Saturday, June 1, 2013


As a child, I would walk and play through the woods of our property in southern Winston County, Alabama.  My grandparents, Virge and Sarah Kilgore, and my aunts and uncles all had  property adjoining ours, which made for rather a large tract of land on which to discover and play.  From the ridges of higher ground and down to hollows  where small streams of water could be found, I would  play and run about.  Playing with, and in, what nature had provided was as natural as breathing air.  The trees were ubiquitous except where the lands were cleared for planting . There were numerous kinds of oak, poplar, hickory, and pine--all serving as part of a playground for a young boy.  The woods on my dad’s property were a magical place where one could explore a world that only trees could provide.  Climbing trees, hiding behind trees, and constructing things from trees were only a few things that were a part of my play times.  From the   thick, thick pine tree forest behind our home,  I had plenty of limbs, branches, and straw needed to construct earth hidden dwelling huts.  There was the big oak in our front yard that was home base for our games-- Red Light and Hide and Seek. But of all the special memories associated with the land, the one most magical was playing among the organically, wild magnolias, better known as cowcumber trees.
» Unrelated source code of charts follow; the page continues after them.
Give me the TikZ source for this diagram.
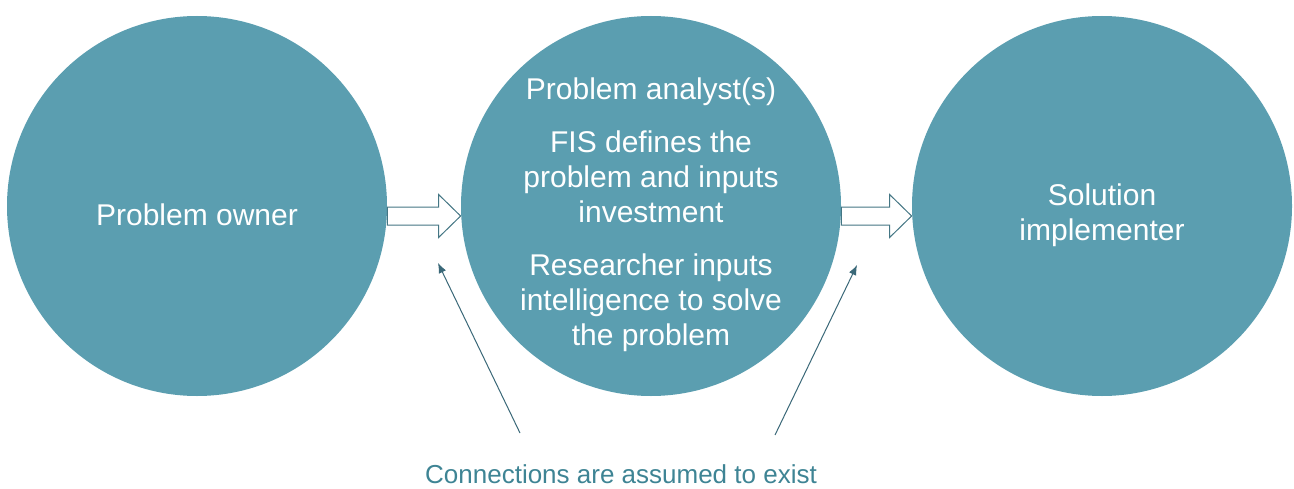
\documentclass[tikz,border=0pt]{standalone}
\usepackage{fontspec}
\setmainfont{Liberation Sans}
\usepackage{xcolor}
\usepackage{tikz}
\usetikzlibrary{arrows,arrows.meta,calc}
\definecolor{circleblue}{RGB}{91,158,176}
\definecolor{noteblue}{RGB}{62,132,148}
\definecolor{pointergray}{RGB}{58,104,120}

\begin{document}
\begin{tikzpicture}[x=0.5pt,y=0.5pt,
  party/.style={circle, fill=circleblue, minimum size=190pt, inner sep=0pt},
  partytext/.style={text=white, align=center, inner sep=0pt, font=\fontsize{15}{17.5}\selectfont},
  hollow/.style={draw=circleblue!75!black, fill=white, line width=0.5pt},
  pointer/.style={-{Latex[length=5pt,width=4pt]}, draw=pointergray, line width=0.5pt}]
  % Define frame
  \useasboundingbox (0,0) rectangle (1294,488);
  % Circles
  \node[party] (owner) at (197,282) {};
  \node[party] (analyst) at (651,282) {};
  \node[party] (implementer) at (1102,282) {};
  \node[partytext] (ownertext) at ($(owner)+(0,-9)$) {Problem owner};
  \node[partytext] (analysttext) at ($(analyst)+(0,-9)$) {Problem analyst(s)\\[9pt]
    FIS defines the\\problem and inputs\\investment\\[9pt]
    Researcher inputs\\intelligence to solve\\the problem};
  \node[partytext] (implementertext) at ($(implementer)+(0,-9)$) {Solution\\implementer};
  % Block arrows
  \draw[hollow] ($(owner.east)+(0,-1)$) -- ($(analyst.west)+(-22,-1)$)
    -- ($(analyst.west)+(-22,11.5)$) -- ($(analyst.west)+(0,-10)$)
    -- ($(analyst.west)+(-22,-31.5)$) -- ($(analyst.west)+(-22,-19)$)
    -- ($(owner.east)+(0,-19)$) -- cycle;
  \draw[hollow] ($(analyst.east)+(0,-1)$) -- ($(implementer.west)+(-22,-1)$)
    -- ($(implementer.west)+(-22,11.5)$) -- ($(implementer.west)+(0,-10)$)
    -- ($(implementer.west)+(-22,-31.5)$) -- ($(implementer.west)+(-22,-19)$)
    -- ($(analyst.east)+(0,-19)$) -- cycle;
  % Note and pointers
  \node[anchor=base, text=noteblue, inner sep=0pt, font=\fontsize{13}{15}\selectfont] (note) at (621,5) {Connections are assumed to exist};
  \coordinate (gapleft) at (438,225);
  \coordinate (gapright) at (857,223);
  \draw[pointer] ($(note.base)+(-101,50)$) -- (gapleft);
  \draw[pointer] ($(note.base)+(154,48)$) -- (gapright);
\end{tikzpicture}
\end{document}
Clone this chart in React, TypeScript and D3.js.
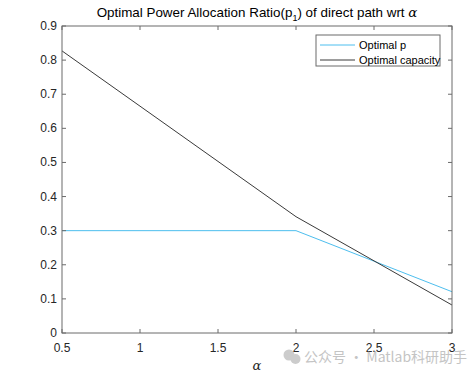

What is a cowcumber tree?  It is a rare, wild tree found only in certain areas of Alabama and the southeast. It looks like a magnolia in that the flower of the cowcumber and the flower of a magnolia are identical to the eye.  However, the tree's leaves, branches, and trunk do not look similar at all.   Cowcumber trees are slender.  Their branches are small and spread apart.  But the main difference is definitely in the appearance of the leaf.  The leaf of the cowcumber tree is extremely large, pliable, and strong.  It almost looks like a lush tropical plant without the thickness of tropical foliage.

The location of the cowcumber trees is confined mainly to ravines and damp areas where soil is loose and moss abounds.  Cowcumber trees can be found in low lying areas of Winston County. The trees are usually surrounded by a canopy of other larger trees. This special plant is not as hearty as the trees surrounding it.  The cowcumbers are small in comparison to the oak, hickory, poplar, and pine.  They also do not have a large trunk, only large leaves. I would break the leaves off the stems to make drinking cups, hats, shoes, and what ever the mind could come up with and put together.  The stems of the leaves were used as needle and thread to hold the items together as the leaves were folded and shaped to form whatever was conceived.  From the leaves, my girl cousins would even make skirts similar to Hawaiian grass skirts. The areas where the cowcumber trees grew was a favorite place to play for my cousins and me.

At some point in time, my parents transplanted a cowcumber tree to the yard of the cottage on their property, beside the graveled dirt road going to the main house.  For some reason unknown to me, about a year before Daddy’s death, he cut down the cowcumber tree.  Maybe it was getting too tall and too close to the cottage.  At any rate, from the roots of that tree, branches, stems, and leaves have reappeared.  Presently, it looks more like a shrub than a tree because it has come back closer to the ground and much fuller than the mother tree.  Seeing the regeneration of the tree this spring has reminded me of those childhood play times under the cowcumber tree in the woods.  I share some of the pictures of the transplanted  cowcumber tree for you all to see.   For some reason this tree has thrived, uncharacteristic of the  plant.  There is a special beauty, a special presence, and special memories when it comes to playing among the wild magnolias.